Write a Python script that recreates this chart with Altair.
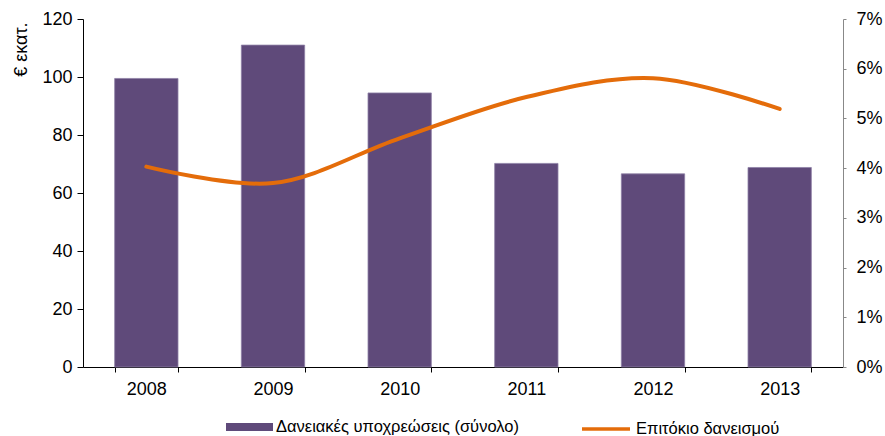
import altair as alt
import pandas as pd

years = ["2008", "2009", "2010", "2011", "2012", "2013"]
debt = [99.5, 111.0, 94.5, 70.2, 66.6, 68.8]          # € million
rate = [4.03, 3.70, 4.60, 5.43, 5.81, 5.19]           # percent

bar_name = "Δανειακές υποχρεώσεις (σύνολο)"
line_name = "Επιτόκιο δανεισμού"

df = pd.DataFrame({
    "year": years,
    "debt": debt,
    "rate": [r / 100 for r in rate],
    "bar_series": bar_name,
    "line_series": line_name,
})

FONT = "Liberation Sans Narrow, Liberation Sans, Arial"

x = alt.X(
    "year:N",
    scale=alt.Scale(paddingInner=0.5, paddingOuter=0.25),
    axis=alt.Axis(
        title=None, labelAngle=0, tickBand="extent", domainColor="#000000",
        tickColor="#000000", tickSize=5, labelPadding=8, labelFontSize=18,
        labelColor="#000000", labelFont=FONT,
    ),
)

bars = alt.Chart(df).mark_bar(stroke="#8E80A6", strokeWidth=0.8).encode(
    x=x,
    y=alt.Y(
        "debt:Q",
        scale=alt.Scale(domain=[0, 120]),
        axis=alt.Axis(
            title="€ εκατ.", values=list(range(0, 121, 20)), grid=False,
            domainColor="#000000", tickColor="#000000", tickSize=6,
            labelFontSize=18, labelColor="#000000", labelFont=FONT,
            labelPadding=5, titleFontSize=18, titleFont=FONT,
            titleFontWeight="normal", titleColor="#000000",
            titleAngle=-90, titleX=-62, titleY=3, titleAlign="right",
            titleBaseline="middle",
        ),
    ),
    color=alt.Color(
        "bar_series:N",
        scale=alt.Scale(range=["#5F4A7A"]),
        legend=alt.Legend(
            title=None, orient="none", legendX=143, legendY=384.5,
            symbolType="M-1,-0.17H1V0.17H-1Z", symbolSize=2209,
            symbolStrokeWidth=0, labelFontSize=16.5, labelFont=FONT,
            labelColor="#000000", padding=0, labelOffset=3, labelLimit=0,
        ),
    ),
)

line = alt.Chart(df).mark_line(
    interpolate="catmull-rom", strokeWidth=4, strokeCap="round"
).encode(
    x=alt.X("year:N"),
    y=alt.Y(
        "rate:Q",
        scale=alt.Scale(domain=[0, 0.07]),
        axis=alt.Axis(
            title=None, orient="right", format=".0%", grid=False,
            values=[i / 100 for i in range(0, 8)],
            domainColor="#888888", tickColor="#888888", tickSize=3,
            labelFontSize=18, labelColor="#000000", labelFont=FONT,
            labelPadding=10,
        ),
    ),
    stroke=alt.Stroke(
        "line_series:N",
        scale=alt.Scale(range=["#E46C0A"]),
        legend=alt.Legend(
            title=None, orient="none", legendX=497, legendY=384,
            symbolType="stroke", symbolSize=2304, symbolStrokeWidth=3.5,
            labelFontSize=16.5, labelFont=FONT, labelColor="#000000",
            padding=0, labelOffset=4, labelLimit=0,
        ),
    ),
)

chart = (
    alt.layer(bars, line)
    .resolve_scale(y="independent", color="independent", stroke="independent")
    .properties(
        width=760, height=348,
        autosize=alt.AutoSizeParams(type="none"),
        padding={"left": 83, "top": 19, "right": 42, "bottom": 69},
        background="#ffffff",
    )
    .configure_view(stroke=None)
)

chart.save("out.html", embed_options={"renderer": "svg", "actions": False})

+ + + + + + +

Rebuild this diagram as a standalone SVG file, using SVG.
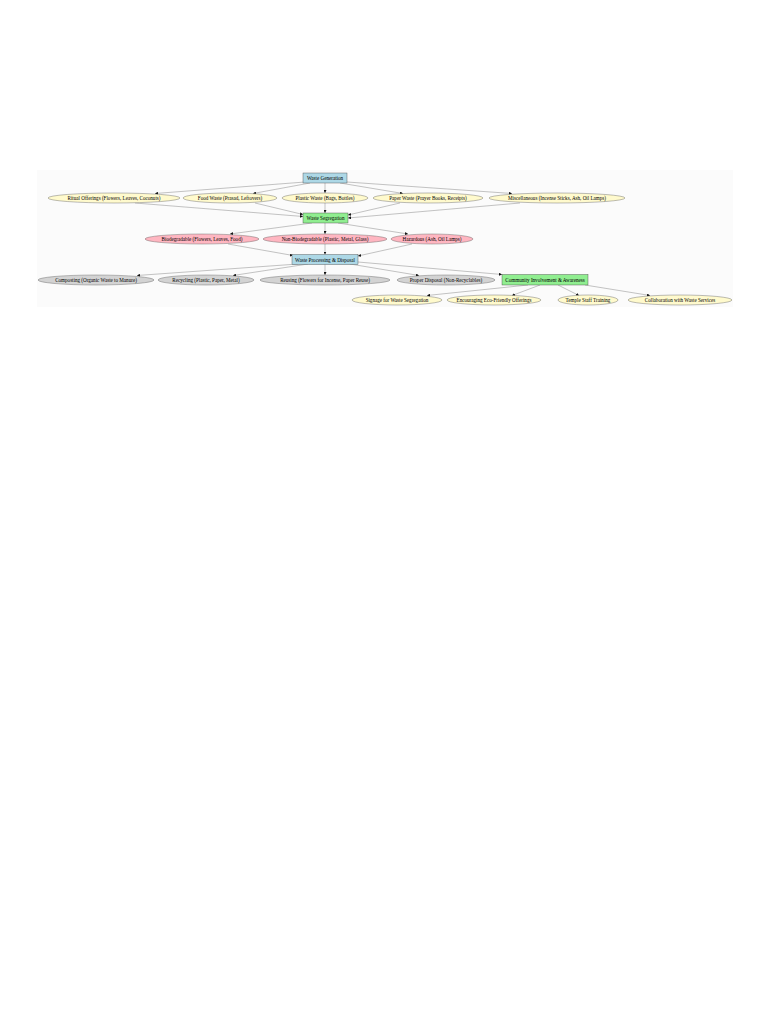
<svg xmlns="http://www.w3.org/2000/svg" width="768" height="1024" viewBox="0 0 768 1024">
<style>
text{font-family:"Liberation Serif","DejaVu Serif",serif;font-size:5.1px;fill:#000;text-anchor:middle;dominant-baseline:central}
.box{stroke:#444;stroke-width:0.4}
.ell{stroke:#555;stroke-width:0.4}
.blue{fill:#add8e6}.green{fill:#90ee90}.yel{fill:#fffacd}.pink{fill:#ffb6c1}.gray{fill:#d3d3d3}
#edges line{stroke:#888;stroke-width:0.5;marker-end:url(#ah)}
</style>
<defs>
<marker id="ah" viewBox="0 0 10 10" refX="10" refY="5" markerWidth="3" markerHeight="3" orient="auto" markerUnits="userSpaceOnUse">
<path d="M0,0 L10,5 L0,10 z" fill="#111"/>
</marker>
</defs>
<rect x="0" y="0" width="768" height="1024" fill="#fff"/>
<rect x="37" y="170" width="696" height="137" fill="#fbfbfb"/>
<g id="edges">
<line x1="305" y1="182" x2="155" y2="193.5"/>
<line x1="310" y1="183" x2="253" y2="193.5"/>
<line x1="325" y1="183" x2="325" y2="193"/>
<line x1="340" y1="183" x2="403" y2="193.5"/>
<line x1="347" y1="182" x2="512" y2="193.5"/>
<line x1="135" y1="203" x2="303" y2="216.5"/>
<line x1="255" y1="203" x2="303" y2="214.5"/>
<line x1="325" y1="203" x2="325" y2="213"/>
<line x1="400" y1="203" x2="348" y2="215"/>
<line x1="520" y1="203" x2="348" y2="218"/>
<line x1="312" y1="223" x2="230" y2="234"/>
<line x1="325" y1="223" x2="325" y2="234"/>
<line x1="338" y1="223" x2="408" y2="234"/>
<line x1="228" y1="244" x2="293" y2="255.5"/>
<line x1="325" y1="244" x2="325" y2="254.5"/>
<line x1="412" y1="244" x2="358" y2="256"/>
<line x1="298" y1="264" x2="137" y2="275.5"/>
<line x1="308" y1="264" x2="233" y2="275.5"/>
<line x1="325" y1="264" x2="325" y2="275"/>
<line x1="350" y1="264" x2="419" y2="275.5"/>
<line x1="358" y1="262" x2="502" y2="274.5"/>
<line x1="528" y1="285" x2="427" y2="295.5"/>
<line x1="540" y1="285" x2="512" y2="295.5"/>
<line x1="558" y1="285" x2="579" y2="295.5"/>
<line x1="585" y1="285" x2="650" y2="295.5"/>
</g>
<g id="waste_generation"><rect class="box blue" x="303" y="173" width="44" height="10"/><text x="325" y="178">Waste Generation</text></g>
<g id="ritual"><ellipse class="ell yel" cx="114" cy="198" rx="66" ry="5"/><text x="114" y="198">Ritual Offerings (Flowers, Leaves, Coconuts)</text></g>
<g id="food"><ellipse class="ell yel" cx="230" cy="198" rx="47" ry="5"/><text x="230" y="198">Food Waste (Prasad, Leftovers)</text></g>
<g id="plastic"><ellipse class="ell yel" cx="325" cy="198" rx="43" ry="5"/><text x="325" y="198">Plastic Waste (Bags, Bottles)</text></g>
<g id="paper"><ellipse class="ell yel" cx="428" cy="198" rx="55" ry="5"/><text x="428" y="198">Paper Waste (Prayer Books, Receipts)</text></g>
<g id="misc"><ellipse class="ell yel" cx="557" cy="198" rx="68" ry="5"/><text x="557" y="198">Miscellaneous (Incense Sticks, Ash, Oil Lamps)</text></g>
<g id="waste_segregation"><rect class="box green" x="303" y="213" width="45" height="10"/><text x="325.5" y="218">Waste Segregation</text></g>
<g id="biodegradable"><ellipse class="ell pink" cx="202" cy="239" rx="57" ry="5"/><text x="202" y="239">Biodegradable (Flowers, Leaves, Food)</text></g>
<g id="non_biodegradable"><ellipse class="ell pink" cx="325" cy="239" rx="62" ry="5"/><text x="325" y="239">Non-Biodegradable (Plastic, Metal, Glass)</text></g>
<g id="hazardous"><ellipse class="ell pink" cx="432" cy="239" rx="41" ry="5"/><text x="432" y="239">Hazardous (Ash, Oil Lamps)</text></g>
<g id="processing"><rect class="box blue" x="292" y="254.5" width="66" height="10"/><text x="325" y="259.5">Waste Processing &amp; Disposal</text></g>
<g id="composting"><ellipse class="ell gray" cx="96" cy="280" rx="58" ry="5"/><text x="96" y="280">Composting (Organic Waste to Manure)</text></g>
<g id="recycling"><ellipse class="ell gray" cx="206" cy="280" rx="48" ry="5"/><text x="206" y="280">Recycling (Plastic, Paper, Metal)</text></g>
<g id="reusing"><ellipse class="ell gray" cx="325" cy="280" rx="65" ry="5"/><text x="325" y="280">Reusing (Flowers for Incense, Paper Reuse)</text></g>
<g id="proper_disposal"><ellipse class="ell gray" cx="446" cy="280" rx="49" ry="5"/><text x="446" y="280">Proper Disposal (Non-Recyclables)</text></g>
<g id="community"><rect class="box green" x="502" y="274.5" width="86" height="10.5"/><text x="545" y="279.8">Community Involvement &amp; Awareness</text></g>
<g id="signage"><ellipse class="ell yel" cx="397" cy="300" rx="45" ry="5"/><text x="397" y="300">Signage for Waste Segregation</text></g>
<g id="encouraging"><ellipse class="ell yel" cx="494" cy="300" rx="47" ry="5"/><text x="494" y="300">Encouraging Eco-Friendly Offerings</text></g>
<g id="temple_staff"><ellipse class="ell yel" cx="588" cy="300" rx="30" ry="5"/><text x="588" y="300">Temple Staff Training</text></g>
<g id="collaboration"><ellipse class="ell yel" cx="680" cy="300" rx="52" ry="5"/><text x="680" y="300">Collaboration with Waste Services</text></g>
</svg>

+ + + + + + +

→ **Problem to solve**
Start at the line above containing "Write a Python" and stop at the line containing "Sans Narrow, Liberation": print those lines and everything between them exactly, but not the pictures.

→ **Full output**
Write a Python script that recreates this chart with Altair.
import altair as alt
import pandas as pd

years = ["2008", "2009", "2010", "2011", "2012", "2013"]
debt = [99.5, 111.0, 94.5, 70.2, 66.6, 68.8]          # € million
rate = [4.03, 3.70, 4.60, 5.43, 5.81, 5.19]           # percent

bar_name = "Δανειακές υποχρεώσεις (σύνολο)"
line_name = "Επιτόκιο δανεισμού"

df = pd.DataFrame({
    "year": years,
    "debt": debt,
    "rate": [r / 100 for r in rate],
    "bar_series": bar_name,
    "line_series": line_name,
})

FONT = "Liberation Sans Narrow, Liberation Sans, Arial"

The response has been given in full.